Tuesday 21 April 2009

No cure for originality

I’ve always thought of Robert Smith, 50 today, as being somewhat Japanese. I think the kind of music he produced with The Cure would have worked very well in J-Pop. Walking the streets of Tokyo and Osaka today are many young people who look like Robert Smith did in his youth thirty years ago. A particular look that started with him is peculiarly suited to the Japanese physique. I’m talking about a time well before the ghastly Goths arrived to claim him for their own. I’m making a big thing of people turning 50 this year. Very soon it’s going to happen to me. Today it’s happening to Robert Smith.

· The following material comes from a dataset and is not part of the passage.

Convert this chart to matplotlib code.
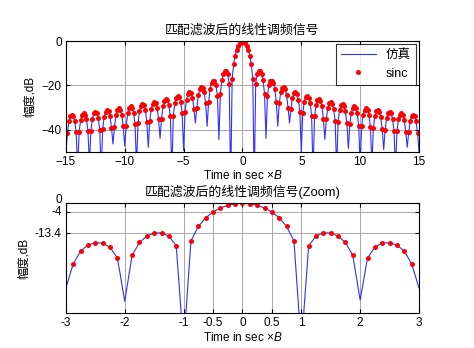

Now, despite his long, hirsute and black-clad Cure career, the best song he ever made with that band was the b-side of their very first single, 10.15 Saturday Night (the a-side was Killing An Arab). The next best thing he did was jump in as emergency guitarist for Siouxsie And The Banshees mid-tour, stopping them from splitting up early in their career. The rest is his story, but I’d rather have his prologue. My long-lost friend, Ray, is also 50 today. Unlike Robert, nobody looks like Ray. Another true original. Where Robert stooped to conquer, Ray stooped to tie his shoelaces. The view from Hotel High Up gave him a certain prescience. Japanese English might describe Ray as dancing like an octopus army admiring a spaghetti collection. Now, he too has made it to 50. Originality of any kind needs such anomaly structures.